Advancing Urban Accessibility: A New AI System for Detecting Curb Ramps

TLDR: RAMP NET is a two-stage AI pipeline that significantly improves curb ramp detection in streetscape images. Stage 1 automatically generates a large, high-quality dataset by translating government-provided curb ramp locations into pixel labels on Google Street View panoramas. Stage 2 then uses this dataset to train a deep learning model that achieves near human-level accuracy in detecting curb ramps, far surpassing previous methods, enabling scalable and low-cost urban accessibility audits.

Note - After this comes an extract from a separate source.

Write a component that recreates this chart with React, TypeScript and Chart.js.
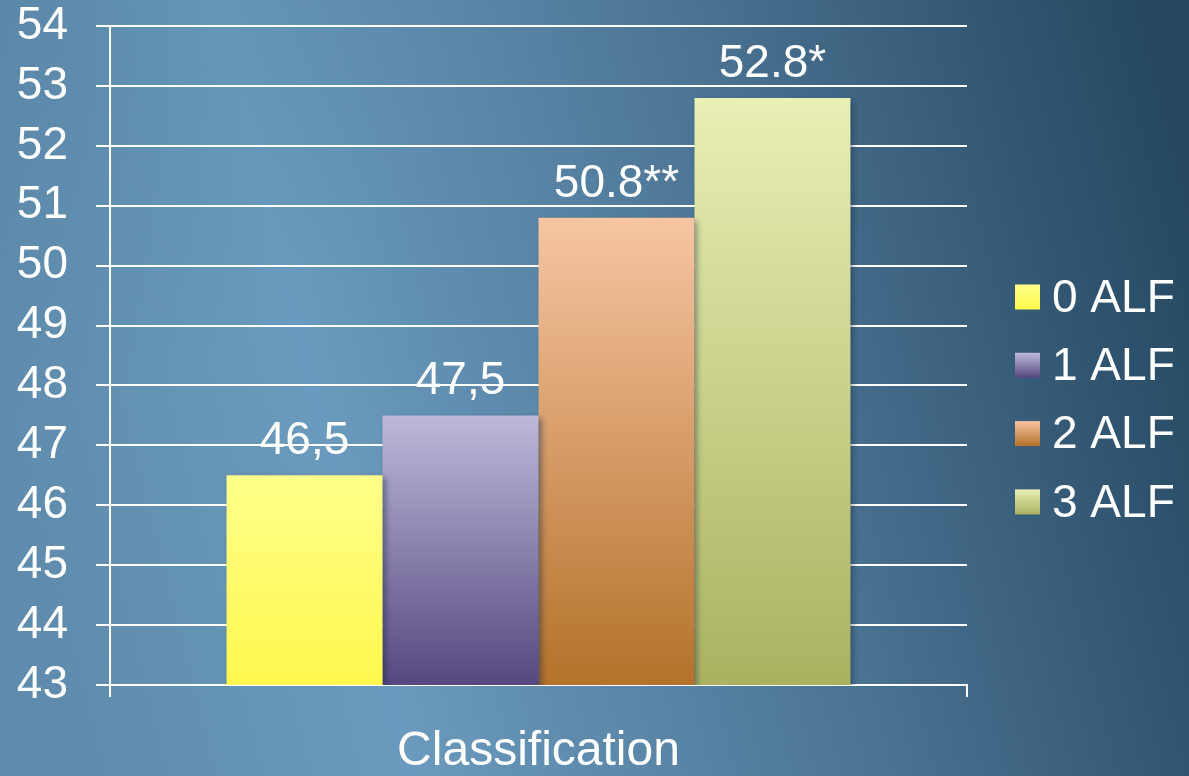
import React, { useEffect, useRef } from "react";
import { Chart, registerables } from "chart.js";

Chart.register(...registerables);

const categories = ["Classification"];
const seriesLabels = ["0 ALF", "1 ALF", "2 ALF", "3 ALF"];
const seriesValues = [46.5, 47.5, 50.8, 52.8];
const valueLabels = ["46,5", "47,5", "50.8**", "52.8*"];
const gradientTops = ["#ffff8a", "#bdb9d9", "#f7c5a3", "#e9efb5"];
const gradientBottoms = ["#fff84e", "#564880", "#b4722a", "#aab260"];
const yMin = 43;
const yMax = 54;

const FONT = "'Liberation Sans', Arial, sans-serif";

const bgPlugin = {
  id: "bg",
  beforeDraw(chart: any) {
    const { ctx, width, height } = chart;
    ctx.save();
    const g = ctx.createLinearGradient(0, 500, 1189, 200);
    g.addColorStop(0, "#5f8bac");
    g.addColorStop(0.27, "#6a9abd");
    g.addColorStop(0.6, "#4f7898");
    g.addColorStop(1, "#264862");
    ctx.fillStyle = g;
    ctx.fillRect(0, 0, width, height);
    const r = ctx.createRadialGradient(0, 0, 0, 0, 0, 420);
    r.addColorStop(0, "rgba(60,100,130,0.2)");
    r.addColorStop(1, "rgba(60,100,130,0)");
    ctx.fillStyle = r;
    ctx.fillRect(0, 0, width, height);
    ctx.restore();
  },
};

const shadowPlugin = {
  id: "barShadow",
  beforeDatasetsDraw(chart: any) {
    const ctx = chart.ctx;
    ctx.save();
    ctx.shadowColor = "rgba(20,40,60,0.45)";
    ctx.shadowBlur = 6;
    ctx.shadowOffsetX = 3;
    ctx.shadowOffsetY = 3;
  },
  afterDatasetsDraw(chart: any) {
    chart.ctx.restore();
  },
};

const labelPlugin = {
  id: "valueLabels",
  afterDatasetsDraw(chart: any) {
    const ctx = chart.ctx;
    ctx.save();
    ctx.fillStyle = "#ffffff";
    ctx.font = `46px ${FONT}`;
    ctx.textAlign = "center";
    ctx.textBaseline = "alphabetic";
    chart.data.datasets.forEach((ds: any, i: number) => {
      const meta = chart.getDatasetMeta(i);
      meta.data.forEach((bar: any) => {
        ctx.fillText(valueLabels[i], bar.x, bar.y - 21);
      });
    });
    ctx.restore();
  },
};

function makeGrad(ctx: any, i: number, top: number, bottom: number) {
  if (!isFinite(top) || !isFinite(bottom) || top === bottom) return gradientTops[i];
  const g = ctx.createLinearGradient(0, top, 0, bottom);
  g.addColorStop(0, gradientTops[i]);
  g.addColorStop(1, gradientBottoms[i]);
  return g;
}

const legendPlugin = {
  id: "customLegend",
  afterDraw(chart: any) {
    const ctx = chart.ctx;
    ctx.save();
    const x0 = 1015;
    const startY = 297;
    const step = 68.3;
    const box = 25;
    ctx.font = `46px ${FONT}`;
    ctx.textBaseline = "middle";
    ctx.textAlign = "left";
    chart.data.datasets.forEach((ds: any, i: number) => {
      const cy = startY + i * step;
      ctx.fillStyle = makeGrad(ctx, i, cy - box / 2, cy + box / 2);
      ctx.fillRect(x0, cy - box / 2, box, box);
      ctx.fillStyle = "#ffffff";
      ctx.fillText(ds.label, 1052, cy + 2);
    });
    ctx.restore();
  },
};

export default function App() {
  const ref = useRef<HTMLCanvasElement>(null);

  useEffect(() => {
    document.body.style.margin = "0";
    const canvas = ref.current!;
    const chart = new Chart(canvas, {
      type: "bar",
      data: {
        labels: categories,
        datasets: seriesLabels.map((label, i) => ({
          label,
          data: [seriesValues[i]],
          backgroundColor: (c: any) => {
            const ch = c.chart;
            const ys = ch.scales?.y;
            if (!ys || c.type !== "data") return gradientTops[i];
            const top = ys.getPixelForValue(seriesValues[i]);
            const bottom = ys.getPixelForValue(yMin);
            return makeGrad(ch.ctx, i, top, bottom);
          },
          borderWidth: 0,
          categoryPercentage: 0.728,
          barPercentage: 1,
        })),
      },
      options: {
        responsive: false,
        animation: false,
        maintainAspectRatio: false,
        layout: { padding: { top: 26, right: 222, bottom: 0, left: 0 } },
        plugins: {
          legend: { display: false },
          tooltip: { enabled: false },
        },
        scales: {
          x: {
            offset: true,
            border: { display: true, color: "#ffffff", width: 2 },
            grid: {
              display: true,
              drawOnChartArea: false,
              drawTicks: true,
              tickLength: 12,
              color: "#ffffff",
              lineWidth: 2,
              offset: true,
            },
            ticks: { display: false },
            title: {
              display: true,
              text: "Classification",
              color: "#ffffff",
              font: { size: 48, family: FONT, lineHeight: 1 },
              padding: { top: 31, bottom: 0 },
            },
          },
          y: {
            min: yMin,
            max: yMax,
            border: { display: true, color: "#ffffff", width: 2 },
            grid: {
              color: "#ffffff",
              lineWidth: 2,
              tickLength: 14,
            },
            ticks: {
              stepSize: 1,
              color: "#ffffff",
              padding: 28,
              font: { size: 46, family: FONT, lineHeight: 1 },
            },
            afterFit: (s: any) => {
              s.width = 110;
              s.paddingTop = 0;
              s.paddingBottom = 0;
            },
          },
        },
      },
      plugins: [bgPlugin, shadowPlugin, labelPlugin, legendPlugin],
    } as any);
    return () => chart.destroy();
  }, []);

  return (
    <div style={{ width: 1189, height: 776 }}>
      <canvas ref={ref} width={1189} height={776} style={{ display: "block" }} />
    </div>
  );
}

Curb ramps are essential for urban accessibility, providing crucial pathways for individuals with mobility disabilities, parents with strollers, and travelers with luggage. Despite their importance, accurately identifying and mapping these ramps in streetscape images has been a persistent challenge. Traditional methods, such as manual “boots-on-the-ground” inspections, are often prohibitively expensive and time-consuming for municipalities. While computer vision techniques have been explored, their effectiveness has been limited by a scarcity of large-scale, high-quality datasets.

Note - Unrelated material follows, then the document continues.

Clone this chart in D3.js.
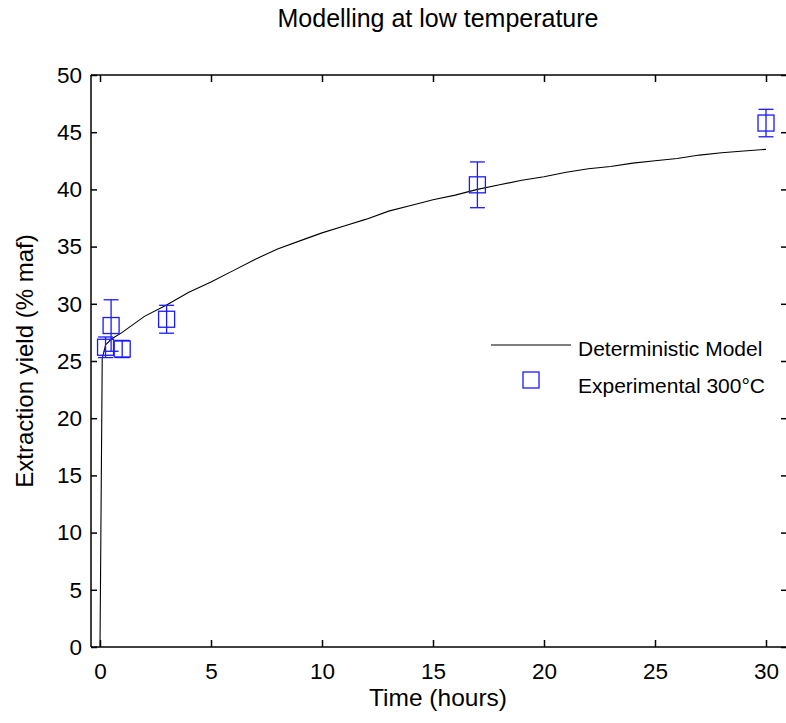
<!DOCTYPE html>
<html><head><meta charset="utf-8">
<script src="https://cdn.jsdelivr.net/npm/d3@7"></script>
<style>body{margin:0;background:#fff}svg{display:block}text{font-family:"Liberation Sans",Arial,sans-serif}</style>
</head><body>
<script>
const modelT = [0,0.1,0.25,0.5,1,2,3,4,5,6,7,8,9,10,11,12,13,14,15,16,17,18,19,20,21,22,23,24,25,26,27,28,29,30];
const modelY = [0,25.2,26.4,26.9,27.5,28.9,29.9,31.0,31.9,32.9,33.9,34.8,35.5,36.2,36.8,37.4,38.1,38.6,39.1,39.5,40.0,40.4,40.8,41.1,41.5,41.8,42.0,42.3,42.5,42.7,43.0,43.2,43.35,43.5];
const expT = [0.25,0.5,1,3,17,30];
const expY = [26.2,28.1,26.05,28.65,40.4,45.8];
const expErr = [0.9,2.25,0.75,1.22,2.0,1.2];
const xTicks = [0,5,10,15,20,25,30];
const yTicks = [0,5,10,15,20,25,30,35,40,45,50];

const W=786,H=723;
const svg=d3.select("body").append("svg").attr("width",W).attr("height",H);
const L=91,R=786,T=75,B=647;
const x=d3.scaleLinear().domain([0,30]).range([100,766]);
const y=d3.scaleLinear().domain([0,50]).range([B,T]);

// frame
svg.append("line").attr("x1",L).attr("x2",L).attr("y1",T).attr("y2",B).attr("stroke","#000").attr("stroke-width",1.5);
svg.append("line").attr("x1",L).attr("x2",R).attr("y1",B).attr("y2",B).attr("stroke","#000").attr("stroke-width",1.5);
svg.append("line").attr("x1",L).attr("x2",R).attr("y1",T).attr("y2",T).attr("stroke","#000").attr("stroke-width",1.5);

// axes via d3
const xAxis=svg.append("g").attr("transform",`translate(0,${B})`)
  .call(d3.axisBottom(x).tickValues(xTicks).tickSize(-7).tickPadding(16).tickFormat(d3.format("d")));
const xTop=svg.append("g").attr("transform",`translate(0,${T})`)
  .call(d3.axisTop(x).tickValues(xTicks).tickSize(-7).tickFormat(""));
const yAxis=svg.append("g").attr("transform",`translate(${L},0)`)
  .call(d3.axisLeft(y).tickValues(yTicks).tickSize(-6).tickPadding(9).tickFormat(d3.format("d")));
const yRight=svg.append("g").attr("transform",`translate(${R},0)`)
  .call(d3.axisRight(y).tickValues(yTicks).tickSize(-5).tickFormat(""));
[xAxis,xTop,yAxis,yRight].forEach(g=>{
  g.select(".domain").remove();
  g.selectAll("line").attr("stroke","#000").attr("stroke-width",1.5);
  g.selectAll("text").attr("font-size",22.5).attr("fill","#000").attr("font-family","Liberation Sans, Arial, sans-serif");
});

// model line
const line=d3.line().x((d,i)=>x(modelT[i])).y(d=>y(d));
svg.append("path").datum(modelY).attr("d",line).attr("fill","none").attr("stroke","#000").attr("stroke-width",1.1);

// error bars and markers
const blue="#1a1aff";
const g=svg.append("g").attr("stroke",blue).attr("stroke-width",1.3).attr("fill","none");
expT.forEach((t,i)=>{
  const cx=x(t), top=y(expY[i]+expErr[i]), bot=y(expY[i]-expErr[i]);
  g.append("line").attr("x1",cx).attr("x2",cx).attr("y1",top).attr("y2",bot);
  g.append("line").attr("x1",cx-7.5).attr("x2",cx+7.5).attr("y1",top).attr("y2",top);
  g.append("line").attr("x1",cx-7.5).attr("x2",cx+7.5).attr("y1",bot).attr("y2",bot);
  g.append("rect").attr("x",cx-8).attr("y",y(expY[i])-8).attr("width",16).attr("height",16);
});

// legend
svg.append("line").attr("x1",491).attr("x2",571).attr("y1",345).attr("y2",345).attr("stroke","#000").attr("stroke-width",1.1);
svg.append("text").attr("x",578).attr("y",356).attr("font-size",21).text("Deterministic Model");
svg.append("rect").attr("x",523).attr("y",372).attr("width",16).attr("height",16).attr("fill","none").attr("stroke",blue).attr("stroke-width",1.3);
svg.append("text").attr("x",578).attr("y",393).attr("font-size",21).text("Experimental 300°C");

// title and labels
svg.append("text").attr("x",438).attr("y",27).attr("text-anchor","middle").attr("font-size",25).text("Modelling at low temperature");
svg.append("text").attr("x",438).attr("y",706).attr("text-anchor","middle").attr("font-size",24.5).text("Time (hours)");
svg.append("text").attr("transform","translate(33,361) rotate(-90)").attr("text-anchor","middle").attr("font-size",24).text("Extraction yield (% maf)");
</script>
</body></html>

Addressing this critical gap, researchers have introduced RAMP NET, an innovative two-stage pipeline designed to significantly advance curb ramp detection. This system leverages open government metadata to automatically generate a vast, high-quality dataset, which then powers a state-of-the-art detection model. The project’s code and datasets are open source, encouraging further development and standardization in the field. For more details, you can refer to the full research paper.

Stage 1: Building a Comprehensive Dataset

The first stage of RAMP NET focuses on automatically creating a labeled dataset of curb ramps from existing government data. Many local governments possess metadata about curb ramp locations, typically as latitude and longitude coordinates. However, this data lacks corresponding images, making it unsuitable for direct use with computer vision models.

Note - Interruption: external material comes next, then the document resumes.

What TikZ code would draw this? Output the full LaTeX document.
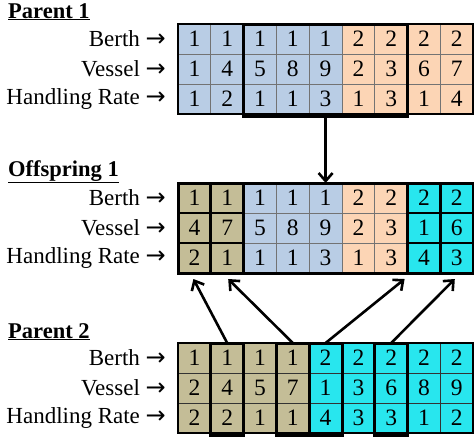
\documentclass[tikz,border=0pt]{standalone}
\usepackage{fontspec}
\setmainfont{Liberation Serif}
\newfontfamily\arrowfont{DejaVu Sans}
\usetikzlibrary{arrows.meta}

\definecolor{blueC}{RGB}{185,205,229}
\definecolor{orangeC}{RGB}{252,213,181}
\definecolor{tanC}{RGB}{196,189,151}
\definecolor{cyanC}{RGB}{40,230,238}

\newcommand{\rarr}{{\arrowfont\fontsize{24}{24}\selectfont →}}

\tikzset{
  cell/.style={draw=black!55, line width=0.7pt, minimum width=32.8pt, minimum height=30pt,
    inner sep=0pt, outer sep=0pt, font=\fontsize{23.5}{24}\selectfont},
  gene/.style={cell, draw=black, line width=1.6pt},
  lbl/.style={anchor=east, inner sep=0pt, font=\fontsize{23}{24}\selectfont},
  ttl/.style={anchor=base west, inner sep=0pt, font=\bfseries\fontsize{22.5}{24}\selectfont},
  box/.style={line width=3pt},
  rim/.style={line width=1.8pt},
}

\begin{document}
\begin{tikzpicture}[x=1pt, y=-1pt, >={Straight Barb[length=8pt,width=14pt]}]
    \useasboundingbox (0,0) rectangle (474,440);

    % Parent 1
    \node[ttl] (t1) at (8,18) {\underline{Parent 1}};
    \node[lbl] (p1-lb) at (166,39) {Berth \rarr};
    \node[lbl] (p1-lv) at (166,69) {Vessel \rarr};
    \node[lbl] (p1-lh) at (166,99) {Handling Rate \rarr};
    \foreach \c/\col/\b/\v/\h in {1/blueC/1/1/1, 2/blueC/1/4/2, 3/blueC/1/5/1,
        4/blueC/1/8/1, 5/blueC/1/9/3, 6/orangeC/2/2/1, 7/orangeC/2/3/3,
        8/orangeC/2/6/1, 9/orangeC/2/7/4} {
      \node[cell, fill=\col] (p1-1-\c) at (161.6+32.8*\c, 39) {\b};
      \node[cell, fill=\col] (p1-2-\c) at (161.6+32.8*\c, 69) {\v};
      \node[cell, fill=\col] (p1-3-\c) at (161.6+32.8*\c, 99) {\h};
    }
    \draw[rim] (p1-1-1.north west) rectangle (p1-3-9.south east);
    \draw[box] (p1-1-3.north west) rectangle ([yshift=-2pt]p1-3-7.south east);

    % Offspring 1
    \node[ttl] (t2) at (8,176) {\underline{Offspring 1}};
    \node[lbl] (o-lb) at (166,198) {Berth \rarr};
    \node[lbl] (o-lv) at (166,228) {Vessel \rarr};
    \node[lbl] (o-lh) at (166,258) {Handling Rate \rarr};
    \foreach \c/\col/\b/\v/\h in {3/blueC/1/5/1, 4/blueC/1/8/1, 5/blueC/1/9/3,
        6/orangeC/2/2/1, 7/orangeC/2/3/3} {
      \node[cell, fill=\col] (o-1-\c) at (161.6+32.8*\c, 198) {\b};
      \node[cell, fill=\col] (o-2-\c) at (161.6+32.8*\c, 228) {\v};
      \node[cell, fill=\col] (o-3-\c) at (161.6+32.8*\c, 258) {\h};
    }
    \foreach \c/\col/\b/\v/\h in {1/tanC/1/4/2, 2/tanC/1/7/1, 8/cyanC/2/1/4, 9/cyanC/2/6/3} {
      \node[gene, fill=\col] (o-1-\c) at (161.6+32.8*\c, 198) {\b};
      \node[gene, fill=\col] (o-2-\c) at (161.6+32.8*\c, 228) {\v};
      \node[gene, fill=\col] (o-3-\c) at (161.6+32.8*\c, 258) {\h};
      \draw[box] (o-1-\c.north west) rectangle (o-3-\c.south east);
    }
    \draw[box] (o-1-3.north west) rectangle (o-3-7.south east);
    \draw[rim] (o-1-1.north west) rectangle (o-3-9.south east);

    % Parent 2
    \node[ttl] (t3) at (8,338) {\underline{Parent 2}};
    \node[lbl] (p2-lb) at (166,358) {Berth \rarr};
    \node[lbl] (p2-lv) at (166,388) {Vessel \rarr};
    \node[lbl] (p2-lh) at (166,418) {Handling Rate \rarr};
    \foreach \c/\col/\b/\v/\h in {1/tanC/1/2/2, 2/tanC/1/4/2, 3/tanC/1/5/1,
        4/tanC/1/7/1, 5/cyanC/2/1/4, 6/cyanC/2/3/3, 7/cyanC/2/6/3,
        8/cyanC/2/8/1, 9/cyanC/2/9/2} {
      \node[cell, draw=black!80, line width=1pt, fill=\col] (p2-1-\c) at (161.6+32.8*\c, 358) {\b};
      \node[cell, draw=black!80, line width=1pt, fill=\col] (p2-2-\c) at (161.6+32.8*\c, 388) {\v};
      \node[cell, draw=black!80, line width=1pt, fill=\col] (p2-3-\c) at (161.6+32.8*\c, 418) {\h};
    }
    \draw[rim] (p2-1-1.north west) rectangle (p2-3-9.south east);
    \foreach \c in {2,4,5,7}
      \draw[box] (p2-1-\c.north west) rectangle ([yshift=-2.5pt]p2-3-\c.south east);

    % Crossover arrows
    \draw[->, line width=2.6pt] (p1-3-5.south) -- (o-1-5.north);
    \draw[->, line width=2.6pt] (p2-1-2.north) -- ([xshift=-1pt,yshift=-6pt]o-3-1.south);
    \draw[->, line width=2.6pt] (p2-1-4.north) -- ([xshift=1pt,yshift=-6pt]o-3-2.south);
    \draw[->, line width=2.6pt] (p2-1-5.north) -- ([xshift=-3pt,yshift=-6pt]o-3-8.south west);
    \draw[->, line width=2.6pt] (p2-1-7.north) -- ([xshift=-2pt,yshift=-6pt]o-3-9.south);
\end{tikzpicture}
\end{document}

RAMP NET’s Stage 1 overcomes this by translating these geographical coordinates into pixel labels on Google Street View (GSV) panoramas. The process involves several steps: identifying relevant GSV panoramas within a 10-meter radius of known curb ramp locations, then selecting all curb ramps within a larger 35-meter radius of the panorama’s location as label candidates. The system also ensures that the curb ramp installation date precedes the panorama capture date to maintain accuracy. To reflect real-world scenarios, the dataset also includes “null images” – panoramas with no curb ramps – to prevent false positives.

A key innovation in this stage is the “auto-translation” method. For each potential curb ramp, the system extracts a directional image crop from the panorama. A modified ConvNeXt V2 deep learning model then analyzes this crop to pinpoint the exact pixel coordinates of the curb ramp. This model was initially pre-trained on Project Sidewalk data and further refined with a smaller, manually labeled dataset to improve performance.

This meticulous process has resulted in an unprecedented dataset comprising over 214,000 fully labeled panoramas and nearly 850,000 curb ramp labels. This scale and comprehensiveness far exceed previous efforts, providing a robust foundation for training advanced detection models. When evaluated against manually labeled panoramas, the Stage 1 generated dataset demonstrated impressive accuracy, achieving 94.0% precision and 92.5% recall.

Stage 2: State-of-the-Art Curb Ramp Detection

With the large-scale, high-quality dataset generated in Stage 1, the second stage of RAMP NET focuses on training a powerful curb ramp detection model. Crucially, unlike Stage 1 which relies on government metadata, the Stage 2 model operates solely on image data, meaning it can detect curb ramps in any city where Google Street View imagery is available, without needing pre-existing government location data for that specific area.

The model again utilizes a modified ConvNeXt V2 architecture, pre-trained on the ImageNet-1k dataset to enhance its learning capabilities. It is designed to perform heatmap regression, where it takes a full GSV panorama and outputs a heatmap indicating probable curb ramp points. Peaks in this heatmap represent detected curb ramps.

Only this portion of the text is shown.